Frequently Asked Questions
How do I know when my balsamic reduction is done?
The most reliable method is the spoon test. Dip a cool spoon into the reduction; if it coats the back of the spoon in a thin, syrupy layer, it’s ready. It should look like warm maple syrup.
Can I fix a balsamic reduction that has crystallized?
Yes. Crystallization is just hardened sugar. Gently reheat the reduction over very low heat with a teaspoon of water, stirring until the crystals dissolve and the glaze is smooth again.
What’s the best pot to use for a balsamic reduction?

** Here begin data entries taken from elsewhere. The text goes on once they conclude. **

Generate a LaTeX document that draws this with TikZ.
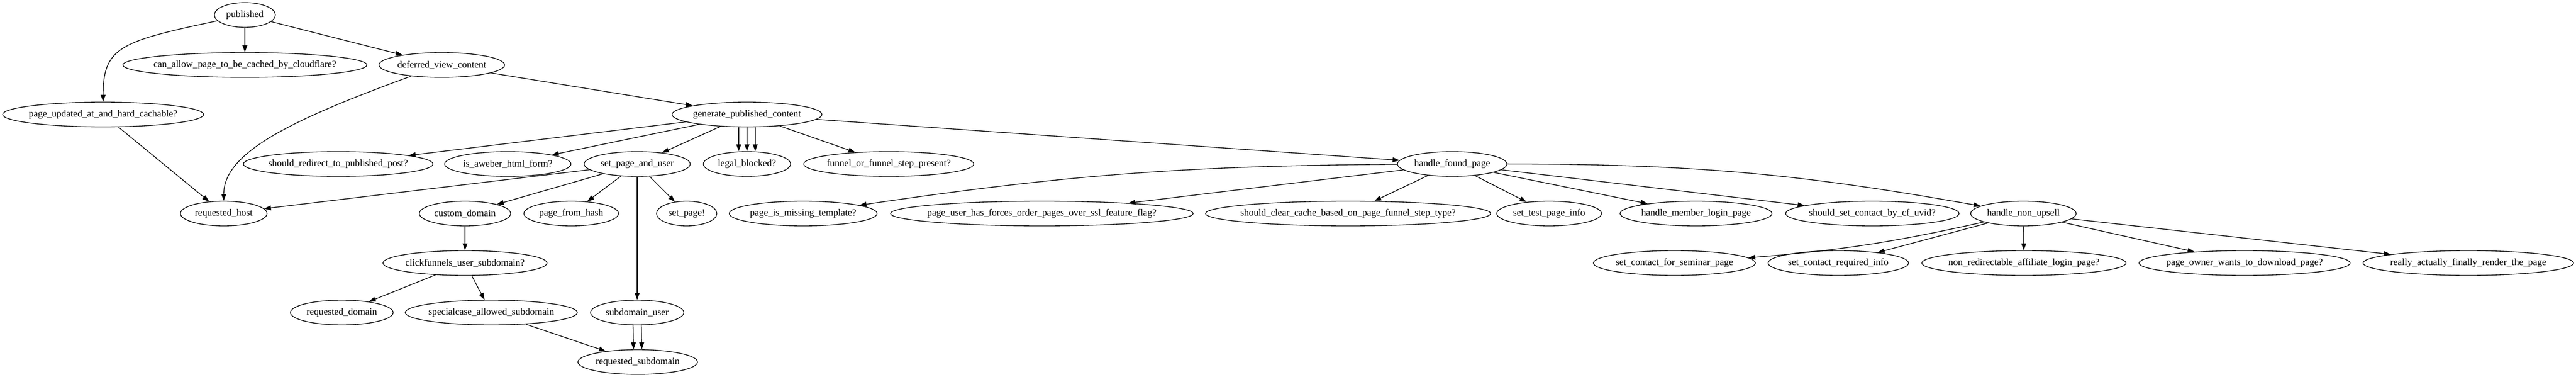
\documentclass[tikz,border=0pt]{standalone}
\usepackage{fontspec}
\setmainfont{Liberation Serif}
\usetikzlibrary{shapes.geometric,arrows.meta}
\newdimen\lblw
\newbox\lblbox
\begin{document}
\begin{tikzpicture}[
    x=0.75pt, y=0.75pt,
    fnode/.style={ellipse, draw, line width=1pt, inner sep=0pt, minimum height=36pt,
        minimum width={1.26*\lblw+20.16pt}, font=\fontsize{14pt}{17pt}\selectfont,
        execute at begin node={\setbox\lblbox=\hbox\bgroup},
        execute at end node={\egroup\global\lblw=\wd\lblbox\makebox[0pt]{\box\lblbox}}},
    call/.style={draw, line width=1pt, -{Triangle[length=10pt, width=7pt]}}
]
    \useasboundingbox (0,0) rectangle (4997,-731);
    \node[fnode] (pub) at (475,-29) {published};
    \node[fnode] (cac) at (475,-126) {can\_allow\_page\_to\_be\_cached\_by\_cloudflare?};
    \node[fnode] (dvc) at (857,-126) {deferred\_view\_content};
    \node[fnode] (puc) at (200,-222) {page\_updated\_at\_and\_hard\_cachable?};
    \node[fnode] (gpc) at (1449,-222) {generate\_published\_content};
    \node[fnode] (srp) at (656,-318) {should\_redirect\_to\_published\_post?};
    \node[fnode] (ahf) at (985,-318) {is\_aweber\_html\_form?};
    \node[fnode] (spu) at (1236,-318) {set\_page\_and\_user};
    \node[fnode] (lgb) at (1449,-318) {legal\_blocked?};
    \node[fnode] (ffs) at (1724,-318) {funnel\_or\_funnel\_step\_present?};
    \node[fnode] (hfp) at (2817,-318) {handle\_found\_page};
    \node[fnode] (rqh) at (434,-414) {requested\_host};
    \node[fnode] (cdm) at (902,-414) {custom\_domain};
    \node[fnode] (pfh) at (1108,-414) {page\_from\_hash};
    \node[fnode] (stp) at (1332,-414) {set\_page!};
    \node[fnode] (pmt) at (1558,-414) {page\_is\_missing\_template?};
    \node[fnode] (pfo) at (2021,-414) {page\_user\_has\_forces\_order\_pages\_over\_ssl\_feature\_flag?};
    \node[fnode] (scc) at (2615,-414) {should\_clear\_cache\_based\_on\_page\_funnel\_step\_type?};
    \node[fnode] (tpi) at (3005,-414) {set\_test\_page\_info};
    \node[fnode] (hml) at (3290,-414) {handle\_member\_login\_page};
    \node[fnode] (scu) at (3632,-414) {should\_set\_contact\_by\_cf\_uvid?};
    \node[fnode] (hnu) at (3925,-414) {handle\_non\_upsell};
    \node[fnode] (cus) at (902,-510) {clickfunnels\_user\_subdomain?};
    \node[fnode] (csp) at (3248,-510) {set\_contact\_for\_seminar\_page};
    \node[fnode] (cri) at (3566,-510) {set\_contact\_required\_info};
    \node[fnode] (nra) at (3926,-510) {non\_redirectable\_affiliate\_login\_page?};
    \node[fnode] (pow) at (4354,-510) {page\_owner\_wants\_to\_download\_page?};
    \node[fnode] (raf) at (4788,-510) {really\_actually\_finally\_render\_the\_page};
    \node[fnode] (rqd) at (663,-606) {requested\_domain};
    \node[fnode] (sas) at (953,-606) {specialcase\_allowed\_subdomain};
    \node[fnode] (sdu) at (1236,-606) {subdomain\_user};
    \node[fnode] (rqs) at (1237,-702) {requested\_subdomain};

    \draw[call] (pub) to[out=192, in=90, out looseness=1.8] (puc);
    \draw[call] (pub) -- (cac);
    \draw[call] (pub) -- (dvc);
    \draw[call] (dvc) to[out=200, in=90, out looseness=1.45, in looseness=0.55] (rqh);
    \draw[call] (dvc) -- (gpc);
    \draw[call] (puc) -- (rqh);
    \draw[call] (gpc) -- (srp);
    \draw[call] (gpc) -- (ahf);
    \draw[call] (gpc) -- (spu);
    \foreach \dx in {-12pt,0pt,12pt}
        \draw[call] ([xshift=\dx]gpc.south) -- ([xshift=\dx]lgb.north);
    \draw[call] (gpc) -- (ffs);
    \draw[call] (gpc) -- (hfp);
    \draw[call] (spu) -- (rqh);
    \draw[call] (spu) -- (cdm);
    \draw[call] (spu) -- (pfh);
    \draw[call] (spu) -- (sdu);
    \draw[call] (spu) -- (stp);
    \draw[call] (cdm) -- (cus);
    \draw[call] (cus) -- (rqd);
    \draw[call] (cus) -- (sas);
    \draw[call] (sas) -- (rqs);
    \foreach \dx in {-6pt,6pt}
        \draw[call] ([xshift=\dx]sdu.south) -- ([xshift=\dx]rqs.north);
    \draw[call] (hfp) to[bend right=4] (pmt);
    \draw[call] (hfp) -- (pfo);
    \draw[call] (hfp) -- (scc);
    \draw[call] (hfp) -- (tpi);
    \draw[call] (hfp) -- (hml);
    \draw[call] (hfp) -- (scu);
    \draw[call] (hfp) to[bend left=5] (hnu);
    \draw[call] (hnu) to[bend left=4] (csp);
    \draw[call] (hnu) -- (cri);
    \draw[call] (hnu) -- (nra);
    \draw[call] (hnu) -- (pow);
    \draw[call] (hnu) -- (raf);
\end{tikzpicture}
\end{document}
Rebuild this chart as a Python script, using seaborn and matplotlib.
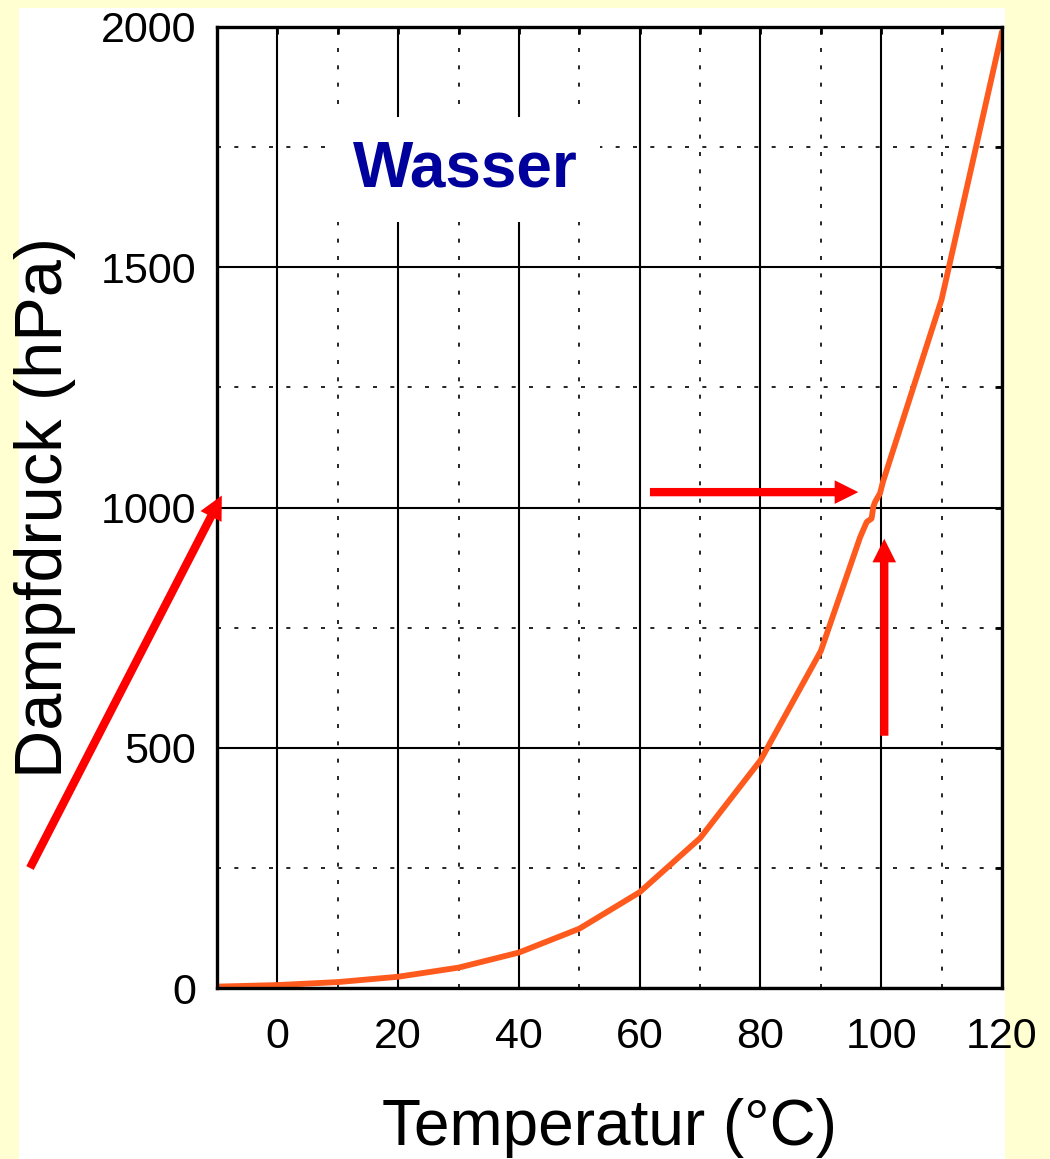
"""Dampfdruckkurve von Wasser (Sattigungsdampfdruck ueber Temperatur)."""

import matplotlib

matplotlib.use("Agg")
import matplotlib.pyplot as plt
import pandas as pd
import seaborn as sns
from matplotlib.patches import Rectangle

# Werte aus der Abbildung abgelesen
temperatur = [-10, 0, 10, 20, 30, 40, 50, 60, 70, 80, 90,
              96.5, 97.6, 98.4, 98.7, 99.0, 99.8, 99.8, 100.3, 110, 120]
dampfdruck = [2.9, 6.1, 12.3, 23.4, 42.4, 73.8, 123.4, 199.4, 311.8, 473.9, 701.4,
              938, 970, 977, 1002, 1012, 1016, 1043, 1054, 1433, 1990]

x_ticks = [0, 20, 40, 60, 80, 100, 120]
y_ticks = [0, 500, 1000, 1500, 2000]
substanz = "Wasser"

KURVE = "#FF5A1E"
PFEIL = "#FF0000"
TITEL = "#00009C"


def main():
    sns.set_theme(style="white")
    plt.rcParams["font.family"] = ["Liberation Sans", "DejaVu Sans"]
    plt.rcParams["text.color"] = "black"
    plt.rcParams["axes.labelcolor"] = "black"

    df = pd.DataFrame({"T": temperatur, "p": dampfdruck})

    fig = plt.figure(figsize=(10.5, 11.59), dpi=100)
    fig.patch.set_facecolor("#FFFFD2")
    panel = Rectangle((19 / 1050, 0), 986 / 1050, 1151 / 1159,
                      transform=fig.transFigure, facecolor="white",
                      edgecolor="none", zorder=-10)
    fig.add_artist(panel)

    ax = fig.add_axes([217 / 1050, 1 - 988 / 1159, 785 / 1050, 961 / 1159])
    ax.set_zorder(1)
    ax.set_facecolor("white")

    sns.lineplot(data=df, x="T", y="p", sort=False, color=KURVE, lw=4.2,
                 ax=ax, zorder=4, solid_joinstyle="round")

    ax.set_xlim(-10, 120)
    ax.set_ylim(0, 2000)
    ax.set_xticks(x_ticks)
    ax.set_yticks(y_ticks)
    ax.set_xticks([10, 30, 50, 70, 90, 110], minor=True)
    ax.set_yticks([250, 750, 1250, 1750], minor=True)

    ax.grid(which="major", color="black", lw=1.5, ls="-")
    ax.grid(which="minor", color="black", lw=1.2, ls=(0, (2.4, 8)))
    ax.set_axisbelow(True)

    for side in ax.spines.values():
        side.set_color("black")
        side.set_linewidth(2.4)
        side.set_zorder(5)

    ax.tick_params(which="both", direction="in", length=5, width=2,
                   top=True, right=True, colors="black")
    ax.tick_params(axis="x", which="major", labelsize=31, pad=21)
    ax.tick_params(axis="y", which="major", labelsize=31, pad=15)

    ax.set_xlabel("Temperatur (°C)", fontsize=46)
    ax.xaxis.set_label_coords(0.5, -0.114)
    ax.set_ylabel("Dampfdruck (hPa)", fontsize=48)
    ax.yaxis.set_label_coords(-0.18, 0.5)

    ax.text(0.316, 0.852, substanz, transform=ax.transAxes, ha="center",
            va="center", fontsize=46, fontweight="bold", color=TITEL, zorder=6,
            bbox=dict(boxstyle="square,pad=0.35", facecolor="white", edgecolor="none"))

    pfeil = dict(width=6, headwidth=17, headlength=17, color=PFEIL, lw=0, shrink=0)
    ax.annotate("", xy=(-9.2, 1025), xytext=(30, 1159 - 868),
                textcoords="figure pixels", arrowprops=pfeil, zorder=6,
                annotation_clip=False)
    ax.annotate("", xy=(96.2, 1032), xytext=(61.7, 1032),
                arrowprops=pfeil, zorder=6)
    ax.annotate("", xy=(100.5, 935), xytext=(100.5, 525),
                arrowprops=pfeil, zorder=6)

    fig.savefig("out.png", dpi=100, facecolor=fig.get_facecolor())
    plt.close(fig)


if __name__ == "__main__":
    main()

Use a heavy-bottomed, non-reactive saucepan (like stainless steel or enameled cast iron). Avoid aluminum or plain cast iron, as the acid in the vinegar can react with the metal and create an off-taste.
How do I store leftover balsamic reduction?
Let it cool completely, then store it in an airtight container or squeeze bottle in the refrigerator. It will last for several weeks. It will thicken considerably when cold, so let it sit at room temperature for 15-20 minutes before using.